4 Keys to Keeping Your Mini-Garden Healthy, According to the Ultimate Plant Lady

Photo: Stocksy/MaaHoo Studio

Dotting your space with plants and pops of greenery adds visual appeal to your home, sure, but it’s also a health perk. Studies aplenty link health and well-being to the benefits of owning flora. Plants help increase oxygen levels, purify air, and flat out make you feel better.

For Summer Rayne Oakes, author, founder of SugarDetox.me, and all-around plant guru, her motto is the more the merrier (seriously, have you seen her 500-plant New York City apartment with a living wall?). “The fact is that so many of us are in cities and we don’t have a lawn to play in or a backyard," she says. “We have to turn to our balconies or indoor spaces to make us feel a bit calmer, cooler, and more collected.”

Oakes answered the desire for a deeper connection to the outside world by turning her space into a magnificently groomed jungle of succulents, dracaena plants, and cacti. To help awaken yours, here, she shares her effortless plan to keeping greenery happy, so that one plant at a time, you're on your way to an indoor jungle.

Keep scrolling for her tips on how to keep your plants happy inside.

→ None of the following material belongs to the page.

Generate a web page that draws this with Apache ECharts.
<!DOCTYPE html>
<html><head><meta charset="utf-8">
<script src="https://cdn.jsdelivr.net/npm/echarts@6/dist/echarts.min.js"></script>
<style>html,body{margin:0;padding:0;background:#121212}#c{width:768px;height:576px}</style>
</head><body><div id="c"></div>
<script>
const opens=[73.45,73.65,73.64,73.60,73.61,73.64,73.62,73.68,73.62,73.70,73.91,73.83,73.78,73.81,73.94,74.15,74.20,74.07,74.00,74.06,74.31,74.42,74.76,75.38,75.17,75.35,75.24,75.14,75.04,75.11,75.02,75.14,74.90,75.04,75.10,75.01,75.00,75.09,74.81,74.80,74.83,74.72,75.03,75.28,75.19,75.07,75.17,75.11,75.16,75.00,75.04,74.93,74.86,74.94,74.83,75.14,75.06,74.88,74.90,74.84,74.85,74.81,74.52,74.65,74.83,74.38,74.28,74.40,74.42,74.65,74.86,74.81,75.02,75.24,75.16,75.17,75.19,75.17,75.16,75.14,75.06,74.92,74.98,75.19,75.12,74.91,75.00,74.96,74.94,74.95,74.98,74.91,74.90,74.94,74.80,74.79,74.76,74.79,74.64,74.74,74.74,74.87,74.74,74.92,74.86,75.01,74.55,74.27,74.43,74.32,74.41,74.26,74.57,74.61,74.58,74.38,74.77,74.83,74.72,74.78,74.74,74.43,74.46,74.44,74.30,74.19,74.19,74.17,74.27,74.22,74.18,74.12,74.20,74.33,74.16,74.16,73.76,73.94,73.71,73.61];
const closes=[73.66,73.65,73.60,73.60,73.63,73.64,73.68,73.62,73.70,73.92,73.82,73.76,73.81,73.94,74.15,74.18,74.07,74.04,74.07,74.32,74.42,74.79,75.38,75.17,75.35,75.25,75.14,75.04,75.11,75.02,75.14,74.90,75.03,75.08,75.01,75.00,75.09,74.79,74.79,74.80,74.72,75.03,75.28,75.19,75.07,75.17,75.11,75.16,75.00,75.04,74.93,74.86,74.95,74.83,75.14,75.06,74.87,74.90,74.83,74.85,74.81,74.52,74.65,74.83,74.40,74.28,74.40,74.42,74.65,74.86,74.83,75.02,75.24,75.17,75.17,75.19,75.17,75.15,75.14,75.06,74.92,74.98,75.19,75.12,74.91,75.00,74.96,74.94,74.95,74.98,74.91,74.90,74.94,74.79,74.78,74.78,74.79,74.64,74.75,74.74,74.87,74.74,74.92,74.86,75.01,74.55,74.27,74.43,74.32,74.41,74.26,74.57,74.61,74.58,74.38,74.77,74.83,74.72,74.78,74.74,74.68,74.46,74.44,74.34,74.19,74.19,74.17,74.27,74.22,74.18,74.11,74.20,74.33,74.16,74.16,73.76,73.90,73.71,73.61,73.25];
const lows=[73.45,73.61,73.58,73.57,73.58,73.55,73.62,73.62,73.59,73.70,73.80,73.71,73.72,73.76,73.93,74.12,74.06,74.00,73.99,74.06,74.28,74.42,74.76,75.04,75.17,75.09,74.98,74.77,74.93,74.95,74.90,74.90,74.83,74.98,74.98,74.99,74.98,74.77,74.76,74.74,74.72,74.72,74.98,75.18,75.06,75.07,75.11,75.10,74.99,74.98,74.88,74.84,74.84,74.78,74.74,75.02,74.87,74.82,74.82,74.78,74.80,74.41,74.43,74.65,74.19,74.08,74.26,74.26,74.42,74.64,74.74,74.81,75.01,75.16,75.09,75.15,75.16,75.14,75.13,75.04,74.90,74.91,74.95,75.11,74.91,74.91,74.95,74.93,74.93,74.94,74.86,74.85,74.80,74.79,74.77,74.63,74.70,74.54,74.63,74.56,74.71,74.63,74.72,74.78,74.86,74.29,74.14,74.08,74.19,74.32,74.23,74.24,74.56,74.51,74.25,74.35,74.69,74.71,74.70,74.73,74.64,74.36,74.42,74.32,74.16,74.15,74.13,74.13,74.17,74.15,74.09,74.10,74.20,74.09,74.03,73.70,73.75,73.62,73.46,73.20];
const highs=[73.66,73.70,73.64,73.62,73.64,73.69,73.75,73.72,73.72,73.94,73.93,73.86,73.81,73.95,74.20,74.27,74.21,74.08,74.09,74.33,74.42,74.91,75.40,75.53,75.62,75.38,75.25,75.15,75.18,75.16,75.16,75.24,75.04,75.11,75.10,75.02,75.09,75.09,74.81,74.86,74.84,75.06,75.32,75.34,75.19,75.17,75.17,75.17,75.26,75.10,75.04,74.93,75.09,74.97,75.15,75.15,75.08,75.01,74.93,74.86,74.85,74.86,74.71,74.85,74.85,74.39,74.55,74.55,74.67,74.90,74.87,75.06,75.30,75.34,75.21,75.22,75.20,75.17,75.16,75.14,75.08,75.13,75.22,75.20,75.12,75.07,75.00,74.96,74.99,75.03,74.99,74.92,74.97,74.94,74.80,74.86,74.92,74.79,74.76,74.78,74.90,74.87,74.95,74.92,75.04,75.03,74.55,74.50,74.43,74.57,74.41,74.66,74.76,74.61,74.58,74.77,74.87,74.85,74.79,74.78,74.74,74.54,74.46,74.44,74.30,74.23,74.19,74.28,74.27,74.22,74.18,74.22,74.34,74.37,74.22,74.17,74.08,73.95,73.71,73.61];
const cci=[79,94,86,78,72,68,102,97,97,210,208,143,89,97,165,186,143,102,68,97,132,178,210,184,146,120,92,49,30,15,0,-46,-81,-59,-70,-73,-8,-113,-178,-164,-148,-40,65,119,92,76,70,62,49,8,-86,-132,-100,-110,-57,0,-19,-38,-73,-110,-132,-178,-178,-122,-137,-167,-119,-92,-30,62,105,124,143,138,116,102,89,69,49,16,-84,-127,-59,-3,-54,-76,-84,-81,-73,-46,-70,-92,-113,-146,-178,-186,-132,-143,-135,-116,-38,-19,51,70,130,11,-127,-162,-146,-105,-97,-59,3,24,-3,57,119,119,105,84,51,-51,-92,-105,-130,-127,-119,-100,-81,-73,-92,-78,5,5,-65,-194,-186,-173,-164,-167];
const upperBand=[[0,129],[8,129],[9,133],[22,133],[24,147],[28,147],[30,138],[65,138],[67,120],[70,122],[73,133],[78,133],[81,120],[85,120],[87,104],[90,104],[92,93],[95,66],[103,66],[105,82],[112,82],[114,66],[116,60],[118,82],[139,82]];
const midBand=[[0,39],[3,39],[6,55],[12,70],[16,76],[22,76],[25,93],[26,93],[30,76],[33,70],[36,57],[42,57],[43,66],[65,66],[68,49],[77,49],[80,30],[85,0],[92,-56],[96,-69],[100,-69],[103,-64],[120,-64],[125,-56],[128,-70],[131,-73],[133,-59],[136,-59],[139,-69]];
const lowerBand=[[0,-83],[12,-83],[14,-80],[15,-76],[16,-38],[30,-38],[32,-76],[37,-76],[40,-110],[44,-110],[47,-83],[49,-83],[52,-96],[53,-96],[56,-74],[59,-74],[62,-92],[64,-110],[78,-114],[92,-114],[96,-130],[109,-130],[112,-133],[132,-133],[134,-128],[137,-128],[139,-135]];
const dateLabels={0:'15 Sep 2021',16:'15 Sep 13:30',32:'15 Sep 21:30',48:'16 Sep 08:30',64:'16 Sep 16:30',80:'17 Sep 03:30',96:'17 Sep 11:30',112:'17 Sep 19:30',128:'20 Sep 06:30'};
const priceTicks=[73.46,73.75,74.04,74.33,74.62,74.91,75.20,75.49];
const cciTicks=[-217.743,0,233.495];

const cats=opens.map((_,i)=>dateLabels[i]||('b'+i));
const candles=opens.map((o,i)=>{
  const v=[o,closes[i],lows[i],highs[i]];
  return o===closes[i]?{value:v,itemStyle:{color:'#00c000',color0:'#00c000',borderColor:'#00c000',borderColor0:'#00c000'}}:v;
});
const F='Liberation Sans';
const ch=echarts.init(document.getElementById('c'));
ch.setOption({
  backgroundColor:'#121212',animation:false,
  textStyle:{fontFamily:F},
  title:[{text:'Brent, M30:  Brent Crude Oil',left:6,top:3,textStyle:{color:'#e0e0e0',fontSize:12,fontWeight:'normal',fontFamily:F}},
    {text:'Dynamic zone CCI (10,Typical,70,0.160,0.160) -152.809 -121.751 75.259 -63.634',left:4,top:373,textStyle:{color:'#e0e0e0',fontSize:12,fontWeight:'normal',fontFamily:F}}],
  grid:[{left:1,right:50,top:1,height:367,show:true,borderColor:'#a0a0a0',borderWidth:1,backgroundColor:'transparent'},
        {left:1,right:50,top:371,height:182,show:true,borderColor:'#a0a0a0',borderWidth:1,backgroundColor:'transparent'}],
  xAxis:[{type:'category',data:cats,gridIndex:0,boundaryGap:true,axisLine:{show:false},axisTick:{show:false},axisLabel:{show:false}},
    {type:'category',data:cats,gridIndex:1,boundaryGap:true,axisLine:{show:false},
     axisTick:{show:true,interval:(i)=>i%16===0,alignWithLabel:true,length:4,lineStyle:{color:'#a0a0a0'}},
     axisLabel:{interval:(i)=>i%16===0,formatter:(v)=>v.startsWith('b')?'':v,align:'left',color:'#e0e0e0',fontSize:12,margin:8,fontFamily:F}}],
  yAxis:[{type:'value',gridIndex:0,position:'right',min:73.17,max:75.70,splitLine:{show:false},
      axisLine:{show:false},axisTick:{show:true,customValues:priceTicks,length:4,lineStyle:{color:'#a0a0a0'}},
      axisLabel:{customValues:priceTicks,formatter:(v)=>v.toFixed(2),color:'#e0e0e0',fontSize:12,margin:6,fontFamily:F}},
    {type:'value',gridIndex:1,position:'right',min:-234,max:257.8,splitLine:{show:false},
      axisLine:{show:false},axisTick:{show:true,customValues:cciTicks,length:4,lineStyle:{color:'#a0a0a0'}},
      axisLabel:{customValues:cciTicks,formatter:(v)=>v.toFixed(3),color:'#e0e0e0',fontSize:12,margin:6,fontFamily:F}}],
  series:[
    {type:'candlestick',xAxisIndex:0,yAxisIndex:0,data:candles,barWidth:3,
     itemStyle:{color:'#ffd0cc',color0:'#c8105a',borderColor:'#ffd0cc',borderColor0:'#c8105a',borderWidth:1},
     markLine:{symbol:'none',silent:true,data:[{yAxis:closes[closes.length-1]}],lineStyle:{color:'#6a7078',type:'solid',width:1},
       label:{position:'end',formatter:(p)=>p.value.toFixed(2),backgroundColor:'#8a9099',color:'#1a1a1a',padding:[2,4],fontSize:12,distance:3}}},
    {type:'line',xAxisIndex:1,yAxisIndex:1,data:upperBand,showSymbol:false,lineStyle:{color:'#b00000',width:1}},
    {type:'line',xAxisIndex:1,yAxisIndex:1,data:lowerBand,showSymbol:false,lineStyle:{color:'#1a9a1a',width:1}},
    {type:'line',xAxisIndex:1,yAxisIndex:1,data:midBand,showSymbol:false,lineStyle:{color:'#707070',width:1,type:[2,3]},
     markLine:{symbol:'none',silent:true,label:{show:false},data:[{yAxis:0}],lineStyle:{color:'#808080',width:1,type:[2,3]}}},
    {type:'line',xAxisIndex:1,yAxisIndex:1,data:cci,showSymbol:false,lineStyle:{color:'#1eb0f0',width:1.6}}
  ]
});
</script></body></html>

Give your plants time to adjust

Most plants come from a nursery or a big box store, which is totally fine, but Oakes recommends shifting your perspective a bit when you bring greenery into your home. “Plants are grown in the optimum conditions,” she says, but that might not exactly mimic your home's environment. It takes plants a little while to adjust. If leaves drop or your plant doesn't look its best, it's likely just adjusting to its new home, so give it a moment.

Know the plant

Understand a plant's growing conditions before you decide whether or not it's a good match for you. “Get a sense of what it is," Oakes tells me. "Sometimes we get a plant because we like what it looks like without assessing what the plant is, how it prefers to grow, and what kind of lighting conditions are ideal." Instead, do a bit of research and go in with a few varieties in mind that would fit well with your space.

Give it the right light

Plants consume light, so knowing what your space can provide is one of the most important keys to keeping a healthy, happy plant. “In my seminars, I notice that two-thirds of people don’t know what direction their windows are facing,” she says. Not enough or too much light can keep your plants from thriving.

“If you have south-facing windows, it is really hot and west-facing windows are the second brightest and still a hot light," she tells me. "East is less bright light and north-facing has low light that’s consistent throughout the day." she says. So, by deciphering where your windows are, you'll have better intel into which plants will work in your space.

Buy based on your skill level

Plants like succulents and cacti, and other plants with thick shiny sheens or fuzzy coatings can block out excess sun. Others will burn and wilt, so if you plant seems to be deteriorating, move it away from windows. Oakes also recommends a variety of starter plants. Her go-tos include devil’s ivy, a hanging plant that tends to grow and grow; rhipsalis, or mistletoe cacti, which are used to low-light conditions; and the fabulously named mother-in-law’s tongue, AKA snake plant, that operate well in a range of lights and grow straight up, needing little space.